In theory, the Third Copy process involves subjecting an Aeonweave Textile or captured Future Moment to a specific sequence of Chrono‑Stasis pulses and Resonance Harmonics. The goal is not to copy the present state, but to "skip" the probable secondary state and lock onto a tertiary probability. This makes the Third Copy inherently less stable than its progenitor; it may flicker between realities, exhibit reversed causality, or contain condensed temporal energy capable of causing localized Time‑Skew events.

Its primary application is in the creation of specialized tools for the Aeonic Library and the Chronomantic Order. Scholars use Third Copy fragments to study divergent historical paths, while navigators employ them as erratic but powerful Pilot Stones for navigating Temporal Currents in the Luminaran Nimbus. On the black market, Third Copies of personal Past Echoes are traded as intoxicating, dangerously immersive experiences known as "Glimmer-junks."
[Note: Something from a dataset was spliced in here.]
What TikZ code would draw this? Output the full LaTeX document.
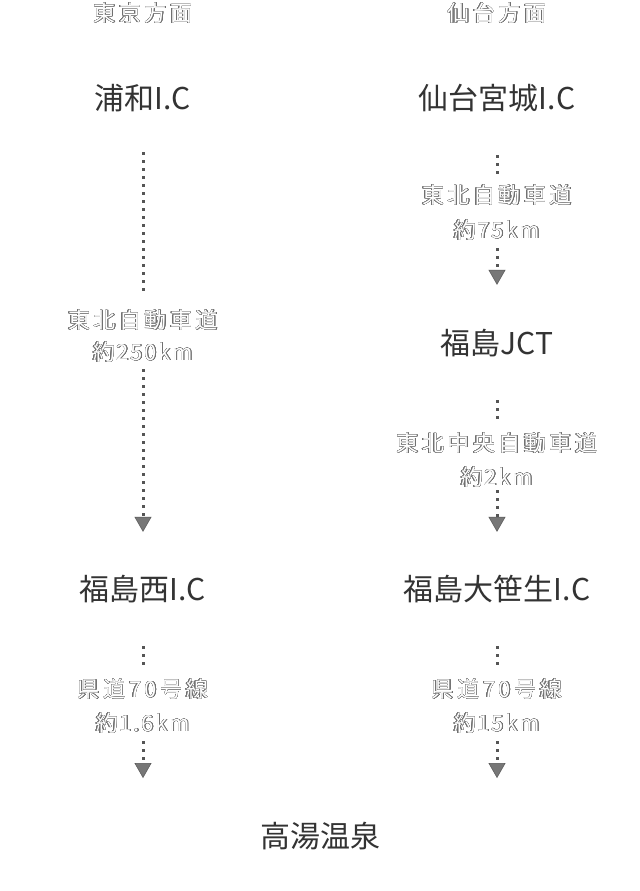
\documentclass[tikz,border=0pt]{standalone}
\usepackage{fontspec}
\setmainfont{Noto Sans CJK JP}
\newfontfamily\labfont[LetterSpace=16]{Noto Sans CJK JP}
\newfontfamily\labfontb[Kerning=Off,LetterSpace=8]{Noto Sans CJK JP}
\usepackage{contour}
\contourlength{0.45pt}
\contournumber{20}
\usetikzlibrary{arrows.meta}
\definecolor{txt}{HTML}{333333}
\definecolor{olgray}{HTML}{707070}
\definecolor{dotc}{HTML}{555555}
\definecolor{arrc}{HTML}{777777}
\newcommand\olt[1]{{\color{white}\contour{olgray}{#1}}}
\tikzset{
  station/.style={font=\fontsize{30bp}{36bp}\selectfont, text=txt, inner sep=0pt,
    text height=25bp, text depth=2bp, anchor=center},
  lab/.style={font=\labfont\fontsize{22bp}{26bp}\selectfont, inner sep=0pt,
    text height=18.5bp, text depth=1.5bp, anchor=center},
  labb/.style={font=\labfontb\fontsize{22bp}{26bp}\selectfont, inner sep=0pt,
    text height=18.5bp, text depth=1.5bp, anchor=center},
  conn/.style={draw=dotc, line width=3bp, line cap=butt, dash pattern=on 3bp off 5bp},
  connarr/.style={conn, -{Triangle[width=17bp,length=15bp,fill=arrc,color=dotc,line width=0.5bp]}}
}
\begin{document}
\begin{tikzpicture}[x=1bp,y=-1bp]
\fill[white] (0,0) rectangle (640,891);
\useasboundingbox (0,0) rectangle (640,891);

% headings
\node[lab] (htokyo) at (143,13) {\olt{東京方面}};
\node[lab] (hsendai) at (497,13) {\olt{仙台方面}};

% stations
\node[station] (urawa) at (143,98) {浦和I.C};
\node[station] (sendai) at (497,98) {仙台宮城I.C};
\node[station] (fjct) at (497,343) {福島JCT};
\node[station] (fnishi) at (143,589) {福島西I.C};
\node[station] (fosa) at (497,589) {福島大笹生I.C};
\node[station] (takayu) at (320,836) {高湯温泉};

% labels
\node[lab] (l1a) at (143,320) {\olt{東北自動車道}};
\node[labb] (l1b) at (143,352) {\olt{約250km}};
\node[lab] (r1a) at (497,195) {\olt{東北自動車道}};
\node[labb] (r1b) at (497,230) {\olt{約75km}};
\node[lab] (r2a) at (497,443) {\olt{東北中央自動車道}};
\node[labb] (r2b) at (497,477) {\olt{約2km}};
\node[lab] (l3a) at (143,689) {\olt{県道70号線}};
\node[labb] (l3b) at (143,723) {\olt{約1.6km}};
\node[lab] (r3a) at (497,689) {\olt{県道70号線}};
\node[labb] (r3b) at (497,723) {\olt{約15km}};

\coordinate (e1) at (143,778);
\coordinate (e2) at (497,778);

% connectors
\draw[conn, shorten <=40.5bp, shorten >=14bp] (urawa) -- (l1a);
\draw[connarr, shorten <=7bp, shorten >=43.5bp] (l1b) -- (fnishi);

\draw[conn, shorten <=43.5bp, shorten >=10bp] (sendai) -- (r1a);
\draw[connarr, shorten <=8bp, shorten >=44.5bp] (r1b) -- (fjct);

\draw[conn, shorten <=43.5bp, shorten >=10bp] (fjct) -- (r2a);
\draw[connarr, shorten <=3bp, shorten >=43.5bp] (r2b) -- (fosa);

\draw[conn, shorten <=43.5bp, shorten >=10bp] (fnishi) -- (l3a);
\draw[connarr, shorten <=8bp] (l3b) -- (e1);

\draw[conn, shorten <=43.5bp, shorten >=10bp] (fosa) -- (r3a);
\draw[connarr, shorten <=8bp] (r3b) -- (e2);
\end{tikzpicture}
\end{document}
Cultural Significance and Taboo

Within mainstream Chronomancy, the Third Copy is viewed with a mixture of awe and dread. It represents the ultimate hubris: the attempt to seize a future that was never meant to be. Folk tales warn of "Third Copy Curses," where an individual's duplicate develops a malevolent consciousness. The practice is explicitly forbidden by the Administrative Bureaucracy outside of state-sanctioned projects, yet it persists in the shadowy corners of the Chrono‑Market of Vyr and among splinter guilds like the Temporal Weavers' Guild's dissident "Thrice-Woven" cell.

Notable Instances

Only three confirmed, stable Third Copies are known to survive. The primary exemplar is the Shroud of Septorian Whispers, a Third Copy of a ceremonial robe housed in the Glimmering Archive of Septoria, which whispers secrets from a timeline where the city never fell. The secondary is the Obsidian Mirror of Zorblax in the vaulted libraries of the Obsidian Sanctum in the Mirrored Desert, a Third Copy of a scholar's mirror that shows not the viewer's reflection, but their most probable future self. The third and most portable is the Loom-Fragment Medallion kept by the Chronomantic Order in the floating citadel of Luminara, a piece of an Aeon Loom itself, used to calibrate their grandest temporal experiments.

Legacy

The concept of the Third Copy has fundamentally shaped the ethical and legal framework of chronomancy in the realm. It serves as a constant reminder of the fragility of the Aeon Loom|Aeonic weave and the catastrophic potential of unchecked temporal ambition. Research into stabilizing the Third Copy process continues, primarily under the watchful eye of the Administrative Bureaucracy, as scholars debate whether mastering it is the next step in Aeonic evolution or a sure path to unraveling reality itself (Zorblax, 1847)[2].